* BEGIN PROVIDED RECORDS *

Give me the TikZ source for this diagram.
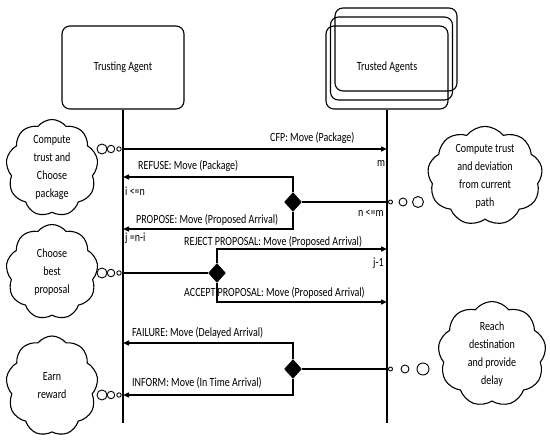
\documentclass[tikz,border=0pt]{standalone}
\usepackage{fontspec}
\setmainfont[FakeStretch=0.8]{Carlito}
\usetikzlibrary{arrows.meta,positioning,shapes.geometric,shapes.symbols}

\begin{document}
\begin{tikzpicture}[
        x=1pt, y=-1pt,
        font=\fontsize{12.5}{18}\selectfont,
        agent/.style={rectangle, rounded corners=8pt, draw, line width=1.1pt,
          minimum width=122pt, minimum height=83pt},
        life/.style={line width=1.2pt},
        msg/.style={line width=1.4pt, -{Triangle[length=6pt,width=5pt]}},
        link/.style={line width=1.4pt},
        choice/.style={diamond, draw, fill=black, inner sep=0pt,
          minimum width=17pt, minimum height=19pt},
        thought/.style={cloud, cloud puffs=9, cloud puff arc=105, cloud ignores aspect,
          draw, line width=1.1pt, align=center, inner sep=0pt},
        bub/.style={circle, draw, line width=0.9pt, inner sep=0pt},
        lbl/.style={anchor=west, inner sep=0pt}
      ]
        \useasboundingbox (0,0) rectangle (550,447);
        \node[agent] (trusting) at (123,67.5) {Trusting Agent};
        \node[agent] (trusted3) at (396,49.5) {};
        \node[agent] (trusted2) at (391.5,58.5) {};
        \node[agent] (trusted) at (387,67.5) {Trusted Agents};
        \coordinate (tend) at (123,423);
        \coordinate (dend) at (387,423);
        \draw[life] (trusting.south) -- (tend);
        \draw[life] (trusted.south) -- (dend);

        \node[choice] (d1) at (293,202) {};
        \node[choice] (d2) at (217,273) {};
        \node[choice] (d3) at (293,369) {};

        \coordinate (cfpL) at (123,149);
        \coordinate (cfpR) at (387,149);
        \coordinate (refL) at (123,177);
        \coordinate (d1R) at (387,202);
        \coordinate (propL) at (123,229);
        \coordinate (rejR) at (387,249);
        \coordinate (d2L) at (123,273);
        \coordinate (accR) at (387,302);
        \coordinate (failL) at (123,343);
        \coordinate (d3R) at (387,369);
        \coordinate (infL) at (123,395);

        \draw[msg] (cfpL) -- (cfpR);
        \draw[msg] (d1.north) |- (refL);
        \draw[msg] (d1.south) |- (propL);
        \draw[link] (d1.east) -- (d1R);
        \draw[msg] (d2.north) |- (rejR);
        \draw[msg] (d2.south) |- (accR);
        \draw[link] (d2L) -- (d2.west);
        \draw[msg] (d3.north) |- (failL);
        \draw[msg] (d3.south) |- (infL);
        \draw[link] (d3.east) -- (d3R);

        \node[lbl] (cfp) at (270,138) {CFP: Move (Package)};
        \node[lbl] (m) at (377,163) {m};
        \node[lbl] (refuse) at (138,166) {REFUSE: Move (Package)};
        \node[lbl] (iltn) at (125,191) {i <=n};
        \node[lbl] (nltm) at (358,213) {n <=m};
        \node[lbl] (propose) at (136,220) {PROPOSE: Move (Proposed Arrival)};
        \node[lbl] (jni) at (125,238) {j =n-i};
        \node[lbl] (reject) at (184,242) {REJECT PROPOSAL: Move (Proposed Arrival)};
        \node[lbl] (jm1) at (373,263) {j-1};
        \node[lbl] (accept) at (184,293) {ACCEPT PROPOSAL: Move (Proposed Arrival)};
        \node[lbl] (failure) at (132,333) {FAILURE: Move (Delayed Arrival)};
        \node[lbl] (inform) at (132,383) {INFORM: Move (In Time Arrival)};

        \node[bub, minimum size=4.4pt] (b1a) at (119,149) {};
        \node[bub, minimum size=7.5pt] (b1b) at (111,149) {};
        \node[bub, minimum size=10pt] (b1c) at (102,149) {};
        \node[bub, minimum size=4.4pt] (b2a) at (119,273) {};
        \node[bub, minimum size=7.5pt] (b2b) at (111,273) {};
        \node[bub, minimum size=10pt] (b2c) at (102,273) {};
        \node[bub, minimum size=4.4pt] (b3a) at (119,395) {};
        \node[bub, minimum size=7.5pt] (b3b) at (111,395) {};
        \node[bub, minimum size=10pt] (b3c) at (102,395) {};
        \node[bub, minimum size=4pt] (b4a) at (390.5,202) {};
        \node[bub, minimum size=8pt] (b4b) at (403,202) {};
        \node[bub, minimum size=11pt] (b4c) at (418,202) {};
        \node[bub, minimum size=4pt] (b5a) at (390.5,369) {};
        \node[bub, minimum size=8pt] (b5b) at (405,369) {};
        \node[bub, minimum size=12pt] (b5c) at (423,369) {};

        \node[thought, minimum width=92pt, minimum height=97pt] (think1) at (52,168)
          {Compute\\trust and\\Choose\\package};
        \node[thought, minimum width=92pt, minimum height=95pt] (think2) at (52,272)
          {Choose\\best\\proposal};
        \node[thought, minimum width=92pt, minimum height=100pt] (think3) at (52,386)
          {Earn\\reward};
        \node[thought, minimum width=115pt, minimum height=97pt] (think4) at (485,176)
          {Compute trust\\and deviation\\from current\\path};
        \node[thought, minimum width=108pt, minimum height=105pt] (think5) at (492,354)
          {Reach\\destination\\and provide\\delay};
      \end{tikzpicture}
\end{document}
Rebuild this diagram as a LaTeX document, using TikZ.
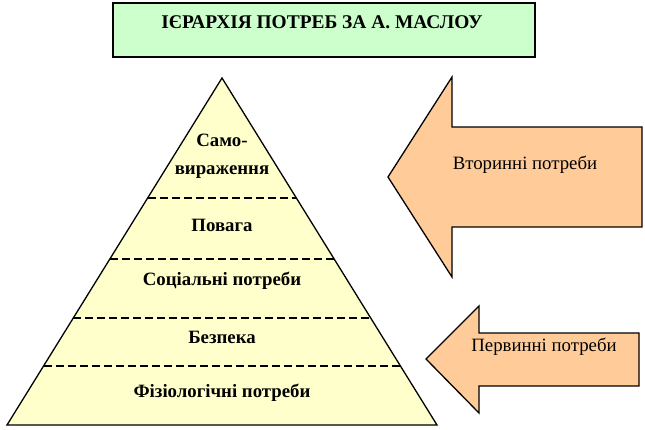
\documentclass[tikz,border=0pt]{standalone}
\usepackage{fontspec}
\setmainfont{Liberation Serif}
\usetikzlibrary{calc}
\definecolor{cTitle}{HTML}{CCFFCC}
\definecolor{cPyr}{HTML}{FFFFCC}
\definecolor{cArr}{HTML}{FFCC99}
\tikzset{
  frame/.style={draw=black, line width=1.6pt, fill=#1},
  lvl/.style={font=\fontsize{18.8}{28}\selectfont\bfseries, align=center, inner sep=1pt},
  side/.style={font=\fontsize{18.8}{20}\selectfont, inner sep=1pt},
  cut/.style={line width=1.2pt, dash pattern=on 8pt off 4pt},
}

\begin{document}
\begin{tikzpicture}[x=1pt, y=-1pt]
  \useasboundingbox (0,0) rectangle (645,430);
  % title
  \draw[frame=cTitle] (113,3) rectangle (535,57);
  \node[lvl, font=\fontsize{19.4}{20}\selectfont\bfseries] (title) at (322,22) {ІЄРАРХІЯ ПОТРЕБ ЗА А. МАСЛОУ};
  % pyramid
  \coordinate (apex) at (222,78);
  \coordinate (bl) at (7,425);
  \coordinate (br) at (437,425);
  \draw[frame=cPyr, line width=1.3pt, line join=miter] (apex) -- (br) -- (bl) -- cycle;
  \foreach \t in {0.3458,0.5216,0.6916,0.8300}
    \draw[cut] ($(apex)!\t!(bl)$) -- ($(apex)!\t!(br)$);
  \node[lvl] (self) at (222,156) {Само-\\вираження};
  \node[lvl] (esteem) at (222,225) {Повага};
  \node[lvl] (social) at (222,281) {Соціальні потреби};
  \node[lvl] (safety) at (222,337) {Безпека};
  \node[lvl] (body) at (222,393) {Фізіологічні потреби};
  % block arrows
  \draw[frame=cArr, line width=1.3pt, line join=miter]
    (388,177) -- (452,77) -- (452,127) -- (642,127) -- (642,227) -- (452,227) -- (452,277) -- cycle;
  \node[side] (second) at (525,165) {Вторинні потреби};
  \draw[frame=cArr, line width=1.3pt, line join=miter]
    (426,359) -- (479,306) -- (479,333) -- (639,333) -- (639,386) -- (479,386) -- (479,413) -- cycle;
  \node[side] (first) at (544,347) {Первинні потреби};
\end{tikzpicture}
\end{document}
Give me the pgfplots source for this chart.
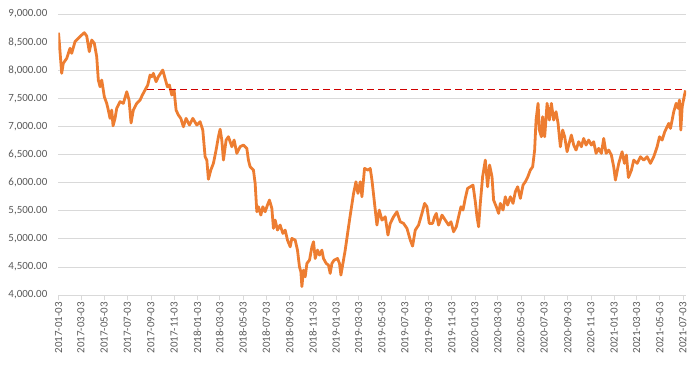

* END PROVIDED RECORDS *

WHAT YOU WILL DO ▸
Above are the records; repeat their lines from the first through the line containing "(trusted.south) -- (dend);", and leave out each picture.

EXERCISE RESULT ▸
Give me the TikZ source for this diagram.
\documentclass[tikz,border=0pt]{standalone}
\usepackage{fontspec}
\setmainfont[FakeStretch=0.8]{Carlito}
\usetikzlibrary{arrows.meta,positioning,shapes.geometric,shapes.symbols}

\begin{document}
\begin{tikzpicture}[
        x=1pt, y=-1pt,
        font=\fontsize{12.5}{18}\selectfont,
        agent/.style={rectangle, rounded corners=8pt, draw, line width=1.1pt,
          minimum width=122pt, minimum height=83pt},
        life/.style={line width=1.2pt},
        msg/.style={line width=1.4pt, -{Triangle[length=6pt,width=5pt]}},
        link/.style={line width=1.4pt},
        choice/.style={diamond, draw, fill=black, inner sep=0pt,
          minimum width=17pt, minimum height=19pt},
        thought/.style={cloud, cloud puffs=9, cloud puff arc=105, cloud ignores aspect,
          draw, line width=1.1pt, align=center, inner sep=0pt},
        bub/.style={circle, draw, line width=0.9pt, inner sep=0pt},
        lbl/.style={anchor=west, inner sep=0pt}
      ]
        \useasboundingbox (0,0) rectangle (550,447);
        \node[agent] (trusting) at (123,67.5) {Trusting Agent};
        \node[agent] (trusted3) at (396,49.5) {};
        \node[agent] (trusted2) at (391.5,58.5) {};
        \node[agent] (trusted) at (387,67.5) {Trusted Agents};
        \coordinate (tend) at (123,423);
        \coordinate (dend) at (387,423);
        \draw[life] (trusting.south) -- (tend);
        \draw[life] (trusted.south) -- (dend);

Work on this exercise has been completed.